Its secret? Community trust.

Now at 37 years old, DAPCEP has successfully led students from the first day of elementary school to the first day of college. Growing from a small idea to a family name over the decades, the program has now reached a point where its community is returning the effort.

From public schools and local universities regularly encouraging parents to enroll their kids in DAPCEP to second-generation DAPCEP graduates donating money and time to keep the program on its feet, Lee says he’s has seen an uptick in local support since the city hit financial bottom.

“A lot of credit goes to schools and universities when it comes to encouraging people to get involved in the program,” says Lee. “They see students interested in becoming doctors or scientists in the classroom and can send them directly to us.”

Local and national grants, issued through a variety of foundations, have also kept DAPCEP above water over the years.

But this support didn’t come without work.
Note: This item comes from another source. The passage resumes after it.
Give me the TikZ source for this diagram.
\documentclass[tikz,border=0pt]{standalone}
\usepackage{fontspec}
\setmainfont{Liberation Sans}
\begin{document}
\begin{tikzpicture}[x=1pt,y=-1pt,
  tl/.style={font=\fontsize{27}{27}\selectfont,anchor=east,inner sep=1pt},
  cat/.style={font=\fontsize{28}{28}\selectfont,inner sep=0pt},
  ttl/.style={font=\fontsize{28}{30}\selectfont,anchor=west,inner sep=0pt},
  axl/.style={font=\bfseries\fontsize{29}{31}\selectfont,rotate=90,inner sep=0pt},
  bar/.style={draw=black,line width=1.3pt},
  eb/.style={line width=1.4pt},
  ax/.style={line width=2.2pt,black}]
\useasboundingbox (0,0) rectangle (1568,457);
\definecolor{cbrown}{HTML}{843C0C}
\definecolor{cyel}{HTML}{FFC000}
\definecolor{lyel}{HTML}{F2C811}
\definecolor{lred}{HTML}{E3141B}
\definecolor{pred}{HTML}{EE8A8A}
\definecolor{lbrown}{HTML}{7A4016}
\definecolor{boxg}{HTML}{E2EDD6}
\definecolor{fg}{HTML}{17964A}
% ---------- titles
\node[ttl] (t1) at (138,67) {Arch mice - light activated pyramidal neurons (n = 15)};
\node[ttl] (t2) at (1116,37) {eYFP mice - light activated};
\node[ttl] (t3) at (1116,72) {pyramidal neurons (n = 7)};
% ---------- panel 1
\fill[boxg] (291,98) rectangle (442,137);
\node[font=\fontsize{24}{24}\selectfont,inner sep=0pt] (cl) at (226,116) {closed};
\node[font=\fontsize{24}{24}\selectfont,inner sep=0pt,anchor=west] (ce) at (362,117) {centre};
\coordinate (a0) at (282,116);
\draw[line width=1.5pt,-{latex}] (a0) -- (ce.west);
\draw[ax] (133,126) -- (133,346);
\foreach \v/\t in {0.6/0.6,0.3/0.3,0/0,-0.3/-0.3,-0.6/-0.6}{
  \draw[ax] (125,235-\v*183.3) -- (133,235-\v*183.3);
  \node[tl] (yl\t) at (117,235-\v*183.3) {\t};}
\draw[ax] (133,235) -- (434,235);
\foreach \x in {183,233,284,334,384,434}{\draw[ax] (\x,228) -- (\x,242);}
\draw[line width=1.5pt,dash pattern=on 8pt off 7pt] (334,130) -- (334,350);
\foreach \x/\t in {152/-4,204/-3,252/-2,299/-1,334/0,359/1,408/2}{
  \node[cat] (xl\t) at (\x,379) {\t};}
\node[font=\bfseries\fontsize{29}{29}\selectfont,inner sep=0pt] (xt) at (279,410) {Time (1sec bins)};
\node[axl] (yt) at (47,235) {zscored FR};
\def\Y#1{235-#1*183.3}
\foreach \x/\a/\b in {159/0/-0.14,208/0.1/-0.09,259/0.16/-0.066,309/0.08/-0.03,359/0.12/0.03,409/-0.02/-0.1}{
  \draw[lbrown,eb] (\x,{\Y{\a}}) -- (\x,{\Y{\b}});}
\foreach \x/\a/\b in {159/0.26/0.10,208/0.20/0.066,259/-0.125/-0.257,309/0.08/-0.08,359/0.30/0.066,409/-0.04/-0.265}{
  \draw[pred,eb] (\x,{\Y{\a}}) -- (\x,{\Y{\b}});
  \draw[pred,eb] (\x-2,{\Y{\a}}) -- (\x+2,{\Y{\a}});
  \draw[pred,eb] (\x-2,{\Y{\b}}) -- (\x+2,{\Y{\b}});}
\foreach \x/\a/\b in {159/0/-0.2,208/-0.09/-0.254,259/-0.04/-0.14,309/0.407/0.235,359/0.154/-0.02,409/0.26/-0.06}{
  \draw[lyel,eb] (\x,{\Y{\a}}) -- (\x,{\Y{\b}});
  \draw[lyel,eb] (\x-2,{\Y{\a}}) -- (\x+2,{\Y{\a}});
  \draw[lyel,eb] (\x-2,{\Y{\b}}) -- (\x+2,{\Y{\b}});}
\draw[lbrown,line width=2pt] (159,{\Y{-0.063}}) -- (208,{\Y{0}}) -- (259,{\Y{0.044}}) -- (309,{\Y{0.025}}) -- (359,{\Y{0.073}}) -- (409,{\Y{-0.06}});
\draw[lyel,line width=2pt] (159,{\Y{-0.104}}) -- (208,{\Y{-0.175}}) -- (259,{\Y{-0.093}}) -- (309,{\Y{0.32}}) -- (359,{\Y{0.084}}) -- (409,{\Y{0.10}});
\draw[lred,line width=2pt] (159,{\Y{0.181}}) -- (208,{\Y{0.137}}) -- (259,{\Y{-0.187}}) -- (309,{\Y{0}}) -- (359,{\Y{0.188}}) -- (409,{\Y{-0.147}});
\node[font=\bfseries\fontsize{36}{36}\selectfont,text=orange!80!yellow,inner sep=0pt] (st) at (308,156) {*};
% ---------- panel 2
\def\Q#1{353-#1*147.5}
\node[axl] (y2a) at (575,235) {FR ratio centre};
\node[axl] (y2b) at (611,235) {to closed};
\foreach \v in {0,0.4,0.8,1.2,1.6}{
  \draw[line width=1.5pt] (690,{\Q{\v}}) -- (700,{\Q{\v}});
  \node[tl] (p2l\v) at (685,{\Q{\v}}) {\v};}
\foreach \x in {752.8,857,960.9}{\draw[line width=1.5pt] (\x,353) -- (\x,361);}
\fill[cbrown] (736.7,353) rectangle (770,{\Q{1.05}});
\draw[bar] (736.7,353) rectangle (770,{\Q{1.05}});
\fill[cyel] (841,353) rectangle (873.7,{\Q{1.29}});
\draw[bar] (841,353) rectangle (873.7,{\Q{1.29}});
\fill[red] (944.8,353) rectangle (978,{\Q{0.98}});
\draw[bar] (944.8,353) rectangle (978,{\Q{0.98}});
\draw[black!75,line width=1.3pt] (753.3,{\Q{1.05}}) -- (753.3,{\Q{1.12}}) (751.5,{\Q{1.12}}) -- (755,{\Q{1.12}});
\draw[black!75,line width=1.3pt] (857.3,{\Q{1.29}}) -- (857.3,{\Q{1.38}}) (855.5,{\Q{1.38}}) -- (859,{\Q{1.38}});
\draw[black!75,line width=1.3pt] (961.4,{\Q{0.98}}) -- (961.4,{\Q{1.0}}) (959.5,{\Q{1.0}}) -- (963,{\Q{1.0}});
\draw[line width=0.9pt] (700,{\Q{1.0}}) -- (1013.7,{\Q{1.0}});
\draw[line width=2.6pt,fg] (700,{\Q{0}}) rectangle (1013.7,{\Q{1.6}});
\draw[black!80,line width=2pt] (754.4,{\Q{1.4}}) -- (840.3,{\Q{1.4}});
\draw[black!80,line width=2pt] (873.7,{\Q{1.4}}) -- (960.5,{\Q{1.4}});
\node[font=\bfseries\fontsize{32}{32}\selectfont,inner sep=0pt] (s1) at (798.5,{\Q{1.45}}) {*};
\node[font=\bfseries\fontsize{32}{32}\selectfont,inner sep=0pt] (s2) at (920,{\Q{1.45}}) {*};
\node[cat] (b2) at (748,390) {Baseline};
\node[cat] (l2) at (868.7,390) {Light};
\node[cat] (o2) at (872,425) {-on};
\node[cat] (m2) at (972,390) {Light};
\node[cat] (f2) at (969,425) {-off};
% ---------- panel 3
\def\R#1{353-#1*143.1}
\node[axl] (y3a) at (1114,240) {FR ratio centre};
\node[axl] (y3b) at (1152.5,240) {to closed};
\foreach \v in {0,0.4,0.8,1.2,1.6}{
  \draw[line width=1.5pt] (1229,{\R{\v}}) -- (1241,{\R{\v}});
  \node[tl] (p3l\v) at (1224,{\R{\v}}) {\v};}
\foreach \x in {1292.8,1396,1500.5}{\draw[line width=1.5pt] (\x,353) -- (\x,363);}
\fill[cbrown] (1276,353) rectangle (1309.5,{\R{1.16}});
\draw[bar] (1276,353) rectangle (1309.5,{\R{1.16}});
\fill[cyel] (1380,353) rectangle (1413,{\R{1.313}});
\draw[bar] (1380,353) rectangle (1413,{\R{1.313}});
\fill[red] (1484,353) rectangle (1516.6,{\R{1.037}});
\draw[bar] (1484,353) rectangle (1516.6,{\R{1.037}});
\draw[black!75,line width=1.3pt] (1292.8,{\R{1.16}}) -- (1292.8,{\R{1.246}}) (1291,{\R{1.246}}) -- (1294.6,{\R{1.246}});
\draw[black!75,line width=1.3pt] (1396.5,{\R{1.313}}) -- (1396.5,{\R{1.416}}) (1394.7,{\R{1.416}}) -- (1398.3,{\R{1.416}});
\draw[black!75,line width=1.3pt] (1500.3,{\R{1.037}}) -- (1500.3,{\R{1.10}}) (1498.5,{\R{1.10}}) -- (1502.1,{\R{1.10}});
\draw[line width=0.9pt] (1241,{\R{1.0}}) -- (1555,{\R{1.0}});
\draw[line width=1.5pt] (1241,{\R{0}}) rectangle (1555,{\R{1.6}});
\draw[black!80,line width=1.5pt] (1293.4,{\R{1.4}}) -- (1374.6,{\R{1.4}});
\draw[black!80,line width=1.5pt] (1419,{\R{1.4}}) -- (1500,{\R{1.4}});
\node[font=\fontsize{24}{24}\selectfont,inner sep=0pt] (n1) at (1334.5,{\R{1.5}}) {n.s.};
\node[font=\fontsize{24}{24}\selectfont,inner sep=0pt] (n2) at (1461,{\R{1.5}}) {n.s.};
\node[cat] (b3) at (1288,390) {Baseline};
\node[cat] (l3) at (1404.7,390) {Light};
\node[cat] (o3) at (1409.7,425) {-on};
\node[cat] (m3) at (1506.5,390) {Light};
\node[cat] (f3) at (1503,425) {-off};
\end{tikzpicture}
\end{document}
The program’s pre-recession roots in the community certainly added to its neighbors’ backing.

DAPCEP offered its first classes 37 years ago with a small population of 245 middle school and high school-aged students (now, Lee says, they’ve had up to 10,000 at a time) with the simple goal of breaking outdated career stereotypes. At the time, it was uncommon to see students of African-American, Hispanic, or Native-American heritage choose a career path in science, engineering and other technical fields. DAPCEP wanted to change that.
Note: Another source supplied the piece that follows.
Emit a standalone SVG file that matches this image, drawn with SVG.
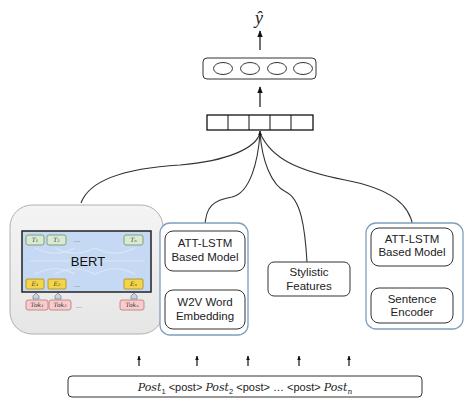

Now, based on a 2010 survey, 94 percent of all students enrolled in DAPCEP plan to attend college and pursue a technical degree. Additionally, more than 90 percent of Detroit Public School entries in the 2011 Metropolitan Detroit Science Fair originated in DAPCEP classrooms.

Soon, DAPCEP college graduates will likely return to the city to add to its regrowth. Lee himself went through a similar program as a child in Massachusetts, a move that, after leading him through graduate school to an engineering job at Ford Motors, inspired him to take the reins at DAPCEP.

The community has clearly recognized the impact.

For the first time in the program’s history, DAPCEP will be charging for its younger age bracket classes this summer. The price? $100, a steep jump from a long-time free program. But instead of grimacing at the change in policy, applicants’ parents appear eager to pitch in to DAPCEP’s grant-funded pot.

“Many parents were amazed that DAPCEP has survived so long without having to charge,” says Lee.

With the community-based support giving the program the boost to continue growing, Lee has fielded many requests from people across the country wanting insight on the program’s successful model. While he’s hesitant to expand DAPCEP itself to other metropolitan areas, Lee fully supports other programs starting up their own similar platform, as he’s seen such success in Detroit.

“We’ve been around long enough to engage a population that’s had parents and grandparents in DAPCEP,” says Lee. “And now we have their children telling them ‘Mommy, I want to be a scientist!’ on their own. It’s come full circle.”